The combination of limited supply of new sellers and the falling stock on agents’ registers results in those remaining on the market having the opportunity of selling quicker if they are well priced, well presented and well promoted.
Shipside said: "Rightmove advised sellers in March last year to ‘get smart’ and price sensibly rather than chase prices down in a deteriorating market. Those that acted smartly may well have sold at half the discount that those who over-priced are now facing. Pricing to sell and presenting well are still just as important one year on, with Rightmove showing a
return of buyer activity when you get it right. Odds of selling would be much further improved however if current mortgage approval volumes were allowed to rise above 40,000 a month, around one-third of traditional levels. Without this stimulus we are destined to ‘bump along the bottom’ in both transaction volumes and the prices at which deals are struck. One characteristic of this will be a period of fluctuation between price rises and price falls as lower activity increases the level of volatility."
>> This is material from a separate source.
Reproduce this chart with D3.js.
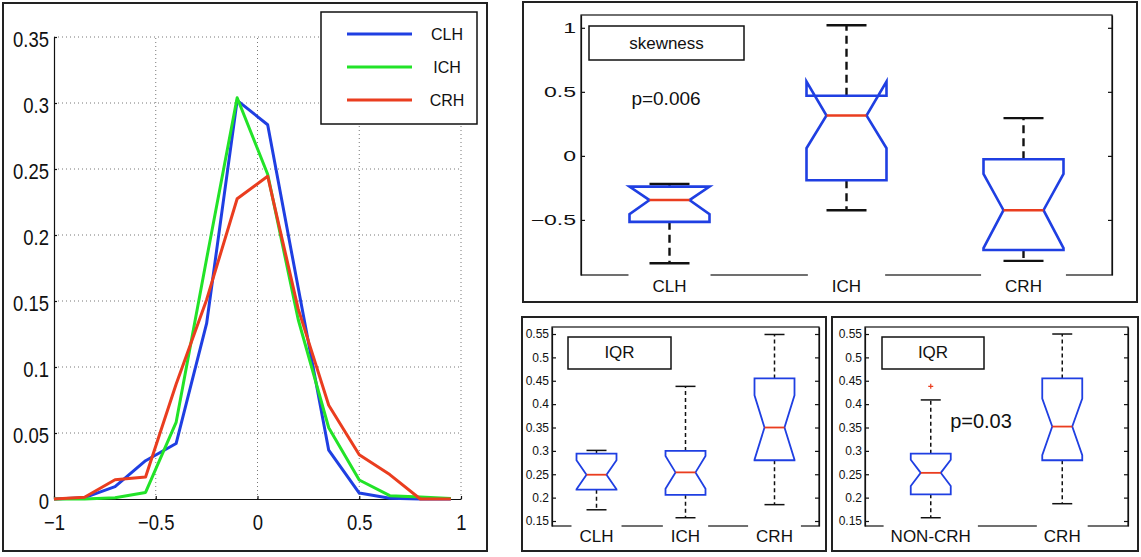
<!DOCTYPE html>
<html><head><meta charset="utf-8">
<script src="https://cdn.jsdelivr.net/npm/d3@7"></script>
<style>body{margin:0;background:#fff}svg{display:block}text{font-family:"Liberation Sans",Arial,Helvetica,sans-serif;fill:#111}</style>
</head><body><svg id="c" width="1141" height="557"></svg>
<script>
// ---------- data ----------
const binCenters = [-1, -0.85, -0.7, -0.55, -0.4, -0.25, -0.1, 0.05, 0.2, 0.35, 0.5, 0.65, 0.8, 0.95];
const clhDensity = [0, 0.001, 0.0094, 0.029, 0.042, 0.133, 0.302, 0.2835, 0.16, 0.037, 0.0045, 0.0005, 0, 0];
const ichDensity = [0, 0, 0.001, 0.005, 0.058, 0.182, 0.304, 0.246, 0.136, 0.054, 0.0144, 0.0025, 0.0015, 0.0004];
const crhDensity = [0, 0.0013, 0.0146, 0.0167, 0.087, 0.151, 0.2275, 0.2445, 0.144, 0.071, 0.0335, 0.0185, 0, 0];
const seriesNames = ["CLH", "ICH", "CRH"];
const lineXTicks = [-1, -0.5, 0, 0.5, 1];
const lineYTicks = [0, 0.05, 0.1, 0.15, 0.2, 0.25, 0.3, 0.35];
const lineYLabels = ["0", "0.05", "0.1", "0.15", "0.2", "0.25", "0.3", "0.35"];

const skewCategories = ["CLH", "ICH", "CRH"];
const skewLower = [-0.838, -0.424, -0.82];
const skewQ1 = [-0.515, -0.19, -0.735];
const skewNotchLow = [-0.455, 0.06, -0.72];
const skewMedian = [-0.345, 0.315, -0.424];
const skewNotchHigh = [-0.24, 0.58, -0.14];
const skewQ3 = [-0.24, 0.47, -0.026];
const skewUpper = [-0.22, 1.02, 0.295];
const skewTicks = [-0.5, 0, 0.5, 1];
const skewTickLabels = ["\u22120.5", "0", "0.5", "1"];

const iqr3Categories = ["CLH", "ICH", "CRH"];
const iqr3Lower = [0.174, 0.157, 0.185];
const iqr3Q1 = [0.217, 0.206, 0.280];
const iqr3NotchLow = [0.218, 0.219, 0.281];
const iqr3Median = [0.249, 0.254, 0.350];
const iqr3NotchHigh = [0.280, 0.289, 0.419];
const iqr3Q3 = [0.294, 0.300, 0.455];
const iqr3Upper = [0.301, 0.438, 0.549];

const iqr2Categories = ["NON-CRH", "CRH"];
const iqr2Lower = [0.157, 0.187];
const iqr2Q1 = [0.207, 0.280];
const iqr2NotchLow = [0.225, 0.291];
const iqr2Median = [0.253, 0.352];
const iqr2NotchHigh = [0.281, 0.412];
const iqr2Q3 = [0.294, 0.455];
const iqr2Upper = [0.409, 0.550];
const iqr2OutlierGroup = ["NON-CRH"];
const iqr2OutlierValue = [0.438];

const iqrTicks = [0.15, 0.2, 0.25, 0.3, 0.35, 0.4, 0.45, 0.5, 0.55];
const iqrTickLabels = ["0.15", "0.2", "0.25", "0.3", "0.35", "0.4", "0.45", "0.5", "0.55"];

// ---------- styles ----------
const BLUE = "#1f3fe2", GREEN = "#22e328", RED = "#ea3d1f";
const seriesColors = [BLUE, GREEN, RED];
const svg = d3.select("#c");

function squeeze(sel, sx) {
  sel.each(function () {
    const t = d3.select(this);
    const xx = +t.attr("x") || 0, yy = +t.attr("y") || 0;
    t.attr("x", 0).attr("y", 0).attr("transform", `translate(${xx},${yy}) scale(${sx},1)`);
  });
}

// ---------- left: density lines ----------
svg.append("rect").attr("x", 3).attr("y", 3).attr("width", 484).attr("height", 548)
  .attr("fill", "none").attr("stroke", "#222").attr("stroke-width", 2);

const x = d3.scaleLinear().domain([-1, 1]).range([54, 461]);
const y = d3.scaleLinear().domain([0, 0.35]).range([499, 37]);

const grid = svg.append("g").attr("stroke", "#777").attr("stroke-width", 1).attr("stroke-dasharray", "1,3");
lineXTicks.filter(d => d > -1).forEach(d => grid.append("line").attr("x1", x(d)).attr("x2", x(d)).attr("y1", y(0)).attr("y2", y(0.35)));
lineYTicks.filter(d => d > 0).forEach(d => grid.append("line").attr("x1", x(-1)).attr("x2", x(1)).attr("y1", y(d)).attr("y2", y(d)));

const ax = svg.append("g").attr("transform", `translate(0,${y(0)})`)
  .call(d3.axisBottom(x).tickValues(lineXTicks).tickSize(-3).tickSizeOuter(0).tickPadding(15)
    .tickFormat(d => String(d).replace("-", "\u2212")));
const ay = svg.append("g").attr("transform", `translate(${x(-1)},0)`)
  .call(d3.axisLeft(y).tickValues(lineYTicks).tickSize(-3).tickSizeOuter(0).tickPadding(5)
    .tickFormat((d, i) => lineYLabels[i]));
[ax, ay].forEach(g => { g.selectAll("path,line").attr("stroke", "#111").attr("stroke-width", 1.2); g.selectAll("text").attr("font-size", 22).attr("fill", "#111").attr("font-family", null); });
ay.selectAll("text").attr("dy", "0.45em");
squeeze(ax.selectAll("text"), 0.84);
squeeze(ay.selectAll("text"), 0.84);

const line = d3.line().x((d, i) => x(binCenters[i])).y(d => y(d));
[clhDensity, ichDensity, crhDensity].forEach((s, k) => {
  svg.append("path").datum(s).attr("d", line).attr("fill", "none")
    .attr("stroke", seriesColors[k]).attr("stroke-width", 3).attr("stroke-linejoin", "round");
});

// legend
const lg = svg.append("g");
lg.append("rect").attr("x", 321).attr("y", 12).attr("width", 156).attr("height", 112)
  .attr("fill", "#fff").attr("stroke", "#111").attr("stroke-width", 1.5);
seriesNames.forEach((n, i) => {
  const yy = 34 + i * 33;
  lg.append("line").attr("x1", 347).attr("x2", 412).attr("y1", yy).attr("y2", yy)
    .attr("stroke", seriesColors[i]).attr("stroke-width", 3);
  lg.append("text").attr("x", 447).attr("y", yy + 6).attr("text-anchor", "middle")
    .attr("font-size", 16).text(n);
});

// ---------- box plot panels ----------
function boxPanel(o) {
  const g = svg.append("g");
  g.append("rect").attr("x", o.frame[0]).attr("y", o.frame[1]).attr("width", o.frame[2] - o.frame[0])
    .attr("height", o.frame[3] - o.frame[1]).attr("fill", "none").attr("stroke", "#222").attr("stroke-width", 2);
  const [l, t, r, b] = o.plot;
  const xs = d3.scaleBand().domain(o.cats).range([l, r]).padding(0);
  const cx = c => xs(c) + xs.bandwidth() / 2;
  const ys = d3.scaleLinear().domain(o.domain).range([b, t]);

  g.append("rect").attr("x", l).attr("y", t).attr("width", r - l).attr("height", b - t)
    .attr("fill", "none").attr("stroke", "#111").attr("stroke-width", 1.2);
  const yl = g.append("g").attr("transform", `translate(${l},0)`)
    .call(d3.axisLeft(ys).tickValues(o.ticks).tickSize(-4).tickSizeOuter(0).tickPadding(o.tickPad)
      .tickFormat((d, i) => o.tickLabels[i]));
  const yr = g.append("g").attr("transform", `translate(${r},0)`)
    .call(d3.axisRight(ys).tickValues(o.ticks).tickSize(-4).tickSizeOuter(0).tickFormat(""));
  [yl, yr].forEach(a => a.selectAll("path,line").attr("stroke", "#111").attr("stroke-width", 1.2));
  yl.selectAll("text").attr("font-size", o.tickFont).attr("fill", "#111").attr("font-family", null);
  if (o.tickSx !== 1) squeeze(yl.selectAll("text"), o.tickSx);

  // category labels with white gap on the bottom line
  const lab = g.append("g");
  o.cats.forEach(c => {
    const cg = lab.append("g");
    const gap = cg.append("rect").attr("fill", "#fff");
    const tx = cg.append("text").attr("x", cx(c)).attr("y", o.catBase).attr("text-anchor", "middle")
      .attr("font-size", o.catFont).text(c);
    const w = tx.node().getComputedTextLength() + 2 * o.gapPad;
    gap.attr("x", cx(c) - w / 2).attr("y", b - 2).attr("width", w).attr("height", 4);
  });

  const hw = o.halfW, iw = o.halfW / 2;
  o.cats.forEach((c, i) => {
    const X = cx(c);
    [[o.q3[i], o.upper[i]], [o.q1[i], o.lower[i]]].forEach(([a, e]) => {
      g.append("line").attr("x1", X).attr("x2", X).attr("y1", ys(a)).attr("y2", ys(e))
        .attr("stroke", "#111").attr("stroke-width", o.wW).attr("stroke-dasharray", o.dash);
      g.append("line").attr("x1", X - iw).attr("x2", X + iw).attr("y1", ys(e)).attr("y2", ys(e))
        .attr("stroke", "#111").attr("stroke-width", o.wW);
    });
    const pts = [
      [X - hw, ys(o.q1[i])], [X - hw, ys(o.nlo[i])], [X - iw, ys(o.med[i])], [X - hw, ys(o.nhi[i])],
      [X - hw, ys(o.q3[i])], [X + hw, ys(o.q3[i])], [X + hw, ys(o.nhi[i])], [X + iw, ys(o.med[i])],
      [X + hw, ys(o.nlo[i])], [X + hw, ys(o.q1[i])]
    ];
    g.append("path").attr("d", "M" + pts.map(p => p.join(",")).join("L") + "Z")
      .attr("fill", "none").attr("stroke", BLUE).attr("stroke-width", o.bW).attr("stroke-linejoin", "miter");
    g.append("line").attr("x1", X - iw).attr("x2", X + iw).attr("y1", ys(o.med[i])).attr("y2", ys(o.med[i]))
      .attr("stroke", RED).attr("stroke-width", o.bW);
  });
  if (o.outGroup) {
    o.outGroup.forEach((c, i) => {
      const X = cx(c), Y = ys(o.outVal[i]);
      g.append("path").attr("d", `M${X - 2.5},${Y}H${X + 2.5}M${X},${Y - 2.5}V${Y + 2.5}`)
        .attr("stroke", RED).attr("stroke-width", 1.2);
    });
  }
  const L = o.label;
  g.append("rect").attr("x", L.box[0]).attr("y", L.box[1]).attr("width", L.box[2] - L.box[0]).attr("height", L.box[3] - L.box[1])
    .attr("fill", "#fff").attr("stroke", "#111").attr("stroke-width", 1.5);
  g.append("text").attr("x", (L.box[0] + L.box[2]) / 2).attr("y", L.base).attr("text-anchor", "middle")
    .attr("font-size", L.font).text(L.text);
  if (o.p) g.append("text").attr("x", o.p.x).attr("y", o.p.y).attr("text-anchor", "middle")
    .attr("font-size", o.p.font).text(o.p.text);
}

boxPanel({
  frame: [523, 2, 1137, 302], plot: [581, 15, 1112, 275],
  cats: skewCategories, domain: [-0.93, 1.10], ticks: skewTicks, tickLabels: skewTickLabels,
  tickFont: 14, tickSx: 1.65, tickPad: 5, catFont: 17, catBase: 292, gapPad: 24,
  lower: skewLower, q1: skewQ1, nlo: skewNotchLow, med: skewMedian, nhi: skewNotchHigh, q3: skewQ3, upper: skewUpper,
  halfW: 40, bW: 2.6, wW: 2.4, dash: "8,5",
  label: { box: [589, 26, 744, 60], base: 49, font: 17, text: "skewness" },
  p: { x: 666, y: 105, font: 19, text: "p=0.006" }
});

boxPanel({
  frame: [522, 317, 826, 551], plot: [552, 327, 819, 526],
  cats: iqr3Categories, domain: [0.1393, 0.565], ticks: iqrTicks, tickLabels: iqrTickLabels,
  tickFont: 12, tickSx: 1, tickPad: 3, catFont: 17, catBase: 542, gapPad: 8,
  lower: iqr3Lower, q1: iqr3Q1, nlo: iqr3NotchLow, med: iqr3Median, nhi: iqr3NotchHigh, q3: iqr3Q3, upper: iqr3Upper,
  halfW: 20, bW: 1.8, wW: 1.5, dash: "4,3",
  label: { box: [568, 337, 671, 369], base: 358, font: 17, text: "IQR" }
});

boxPanel({
  frame: [832, 317, 1138, 551], plot: [865, 327, 1128, 526],
  cats: iqr2Categories, domain: [0.1393, 0.565], ticks: iqrTicks, tickLabels: iqrTickLabels,
  tickFont: 12, tickSx: 1, tickPad: 3, catFont: 17, catBase: 542, gapPad: 7,
  lower: iqr2Lower, q1: iqr2Q1, nlo: iqr2NotchLow, med: iqr2Median, nhi: iqr2NotchHigh, q3: iqr2Q3, upper: iqr2Upper,
  outGroup: iqr2OutlierGroup, outVal: iqr2OutlierValue,
  halfW: 20, bW: 1.8, wW: 1.5, dash: "4,3",
  label: { box: [882, 337, 984, 369], base: 358, font: 17, text: "IQR" },
  p: { x: 981, y: 428, font: 20, text: "p=0.03" }
});
</script></body></html>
A stimulus to lending could help boost the market and sentiment prior to potential forced sellers entering the market, preventing speculation of further downward pressure on prices.
With building societies fighting a losing battle for savers’ funds due to falling base rates, it falls upon banks and the Government to engineer improved mortgage availability to satisfy demand for responsible lending. Pent-up interest in property is again evidenced by inquiries on Rightmove being up by 120% compared to the same period last year.
Agents also report fewer sales falling through, with increased competition for the best buys as well as buyers now feeling more confident they are buying close to the bottom of the market. Interest from investors has also picked up markedly. In spite of rents being under pressure from increased supply, yields are looking increasingly attractive compared to the returns available on other asset classes.
Shipside said: "Against the backdrop of the worst housing market for 50 years, buyers and sellers can be successfully brought together. Some buyers, sellers and those in the property industry have adapted relatively quickly. Estate agents have shed thousands of staff, cut out non-essential expenditure and expanded into lettings. Cut-throat competition to put more deals together will force more innovative approaches within the industry, and it is a shame this is not being matched by the mortgage providers."